Erosão da democracia pode ser sutil, diz polonês
O cientista político polonês Adam Przeworski, primeiro conferencista do seminário que celebra os 50 anos do Cebrap (Centro Brasileiro de Análise e Planejamento), iniciado nesta terça (14), não poderia abordar outro assunto que não a crise da democracia no mundo —tanto por ser esta a especialidade pela qual ele é reconhecido mundialmente, quanto porque não se fala de outra coisa.
Ao estilo dos pesquisadores de ciências humanas, ele não veio para explicar, mas para confundir —ou, na linguagem acadêmica, para levantar algumas dúvidas pertinentes. Ao analisar as razões pelas quais uma direita de traços autoritários e xenofóbicos tem emergido vitoriosa na Europa e nos EUA, o professor da Universidade de Nova York (NYU) se diz incerto sobre a predominância de causas econômicas, culturais ou políticas.
Mas há alguns fatores sem precedentes, que ele aposta como determinantes para a análise do atual contexto.
A erosão dos partidos políticos tradicionais, dominantes desde o começo do século 20, é um deles. Ele identifica uma grande mobilidade entre eleitores de partidos antigos para legendas novas e uma alta abstenção nas urnas, simultânea a um aumento da votação para partidos de direita mais radical, nos países ocidentais.
Outro aspecto é a estagnação econômica —Przeworski mostra que, nos Estados Unidos, enquanto a taxa de produtividade por trabalhador cresceu desde os anos 1970, a remuneração pelo trabalho pouco mudou. O que leva a outro fator inédito, a queda na crença de que a próxima geração terá condições de vida melhores que esta.
Tudo isso aponta para o rompimento do que ele chama de “um compromisso de classe” no qual o governo conseguia mediar bem as relações entre trabalhadores e empresários. A soma de tudo isso pode indicar bons motivos para se deixar de confiar nas boas e velhas instituições.
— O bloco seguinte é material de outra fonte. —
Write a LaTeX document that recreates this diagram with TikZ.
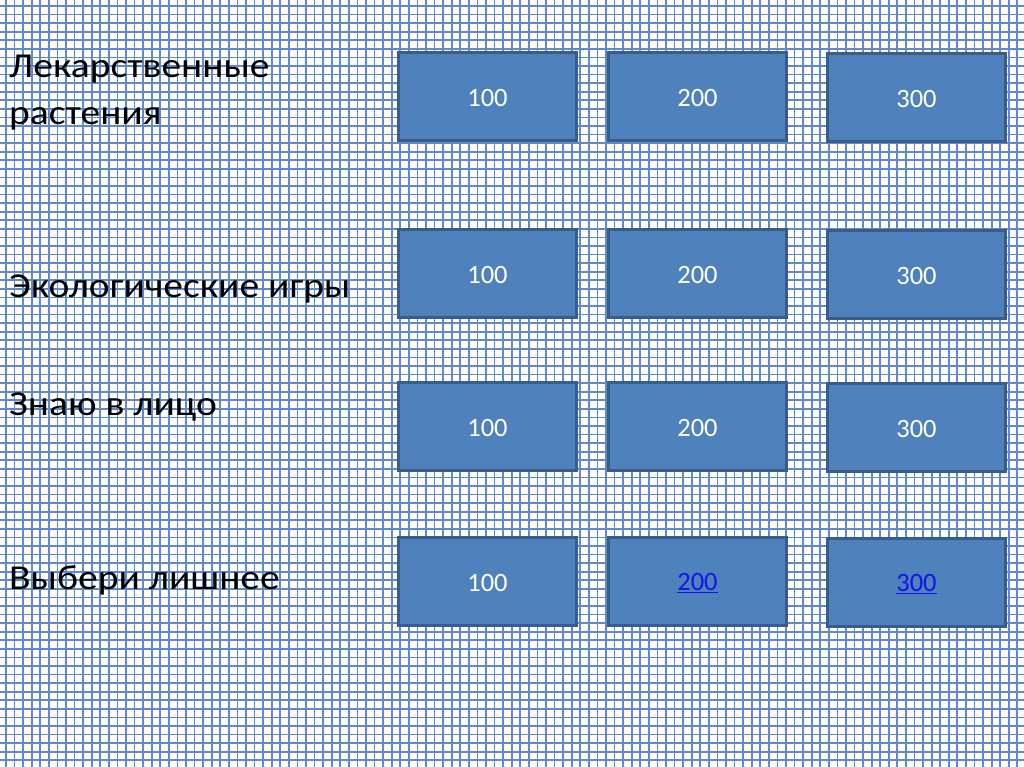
\documentclass[tikz,border=0pt]{standalone}
\usepackage{fontspec}
\setmainfont{Carlito}
\newfontfamily\catfont[FakeStretch=1.13]{Carlito}
\definecolor{gridblue}{RGB}{98,138,202}
\definecolor{boxfill}{RGB}{79,129,189}
\definecolor{boxedge}{RGB}{56,93,138}
\definecolor{linkblue}{RGB}{20,20,235}
\tikzset{
  tile/.style={draw=boxedge, line width=2.5pt, fill=boxfill, minimum width=178pt, minimum height=88pt, inner sep=0pt, text=white, font=\fontsize{26.5}{31}\selectfont},
  tiletext/.style={anchor=center, inner sep=0pt, text=white, font=\fontsize{26.5}{31}\selectfont, yshift=-1.5pt},
  linktext/.style={tiletext, text=linkblue},
  cat/.style={anchor=base west, inner sep=0pt, font=\catfont\fontsize{35}{42}\selectfont, text=black},
  gridline/.style={draw=gridblue, line width=1.8pt}
}
\newcommand{\ul}[1]{\underline{#1}}
\begin{document}
\begin{tikzpicture}[x=1pt,y=-1pt]
\useasboundingbox (0,0) rectangle (1024,767);
\fill[white] (0,0) rectangle (1024,767);
\foreach \i in {0,...,119} {
  \draw[gridline] ({6+\i*8.571},0) -- ({6+\i*8.571},767);
}
\foreach \j in {0,...,89} {
  \draw[gridline] (0,{6+\j*8.571}) -- (1024,{6+\j*8.571});
}
% category labels
\node[cat] (l1a) at (9,78) {Лекарственные};
\node[cat] (l1b) at (9,125) {растения};
\node[cat] (l2) at (9,297) {Экологические игры};
\node[cat] (l3) at (9,415) {Знаю в лицо};
\node[cat] (l4) at (9,589) {Выбери лишнее};
% tiles
\foreach \r/\y/\yy in {1/96.5/97.5, 2/273.5/274.5, 3/426.5/427.5, 4/581.5/582.5} {
  \node[tile] (b\r1) at (487.5,\y) {};
  \node[tile] (b\r2) at (697.5,\y) {};
  \node[tile] (b\r3) at (916.5,\yy) {};
}
\node[tiletext] (t11) at (b11.center) {100};
\node[tiletext] (t12) at (b12.center) {200};
\node[tiletext] (t13) at (b13.center) {300};
\node[tiletext] (t21) at (b21.center) {100};
\node[tiletext] (t22) at (b22.center) {200};
\node[tiletext] (t23) at (b23.center) {300};
\node[tiletext] (t31) at (b31.center) {100};
\node[tiletext] (t32) at (b32.center) {200};
\node[tiletext] (t33) at (b33.center) {300};
\node[tiletext] (t41) at (b41.center) {100};
\node[linktext] (t42) at (b42.center) {\ul{200}};
\node[linktext] (t43) at (b43.center) {\ul{300}};
\end{tikzpicture}
\end{document}
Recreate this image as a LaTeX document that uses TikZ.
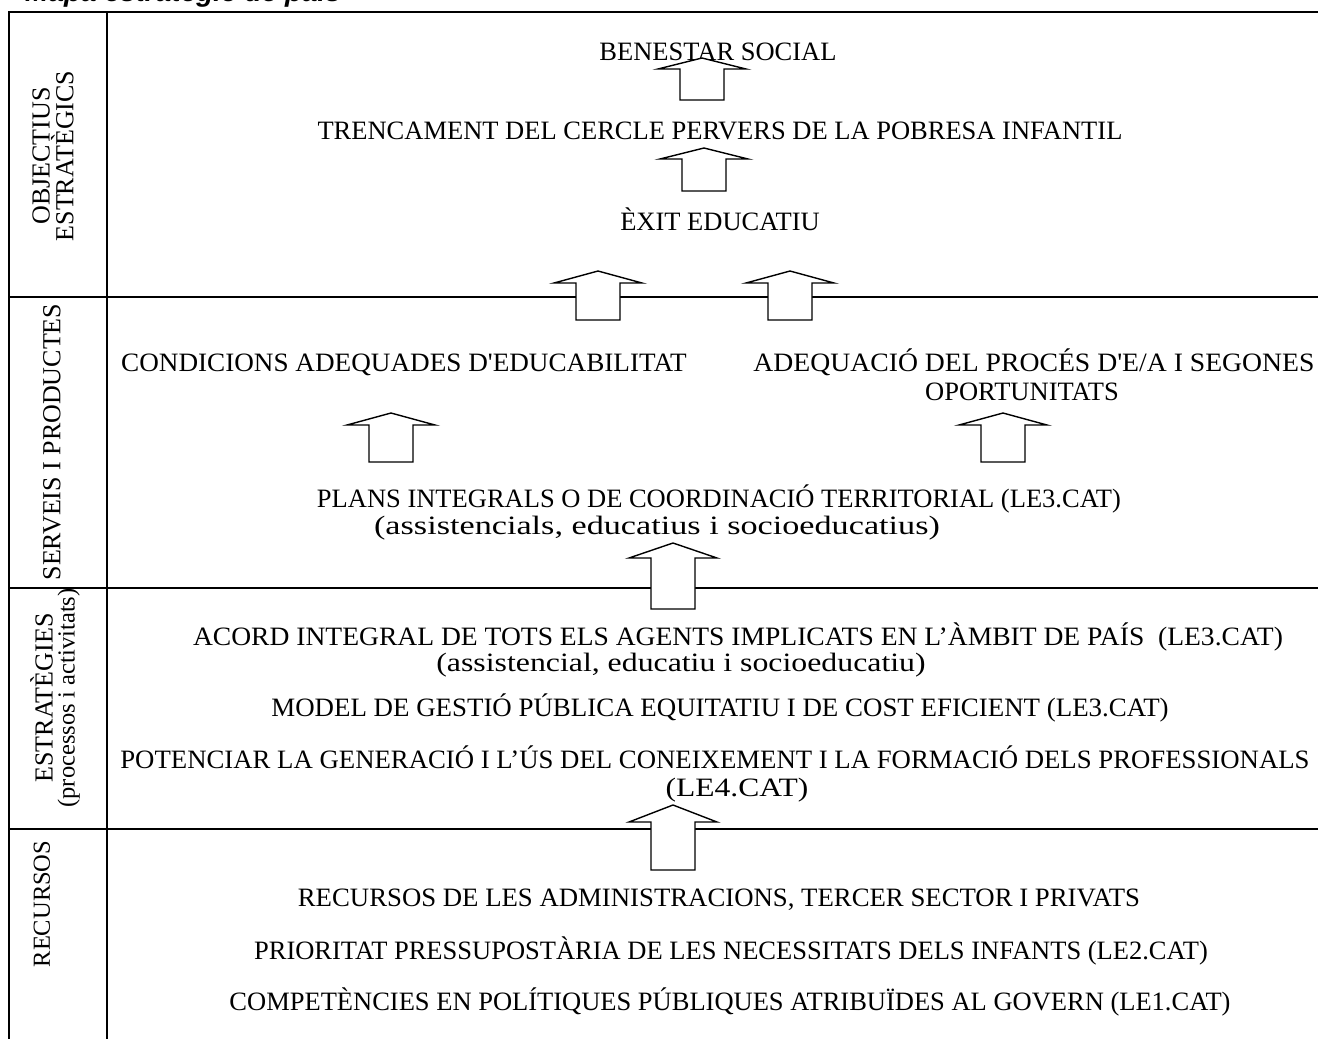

Analisando colapsos de democracias bem estabelecidas no século 20, o cientista político aponta que apenas 11 dos 88 regimes estudados por ele colapsaram de forma clara. “Mas por que ainda estamos nervosos? Talvez porque agora elas periguem morrer de forma diferente”.
“Você pode destruir a democracia democraticamente, e é um tanto imperceptível”, afirmou.
Se o pesquisador evitou falar do caso brasileiro, a presidente do Cebrap, Angela Alonso, abordou a situação do país de forma velada em sua fala de abertura do evento.
Rememorando a história do instituto, fundado meses depois do AI-5, em 1969, a socióloga e colunista da Folha afirmou que o instituto está preparado para “tempos difíceis” e saudou sua persistência em momentos de maior gravidade. “Nós vingamos, não de parto natural, mas a fórceps”, assertou. “Para quem nasceu nas trevas da exceção, a longevidade em si é um feito.”
O seminário Democracia à Brasileira segue no Sesc Vila Mariana nesta quarta (15) e quinta (16).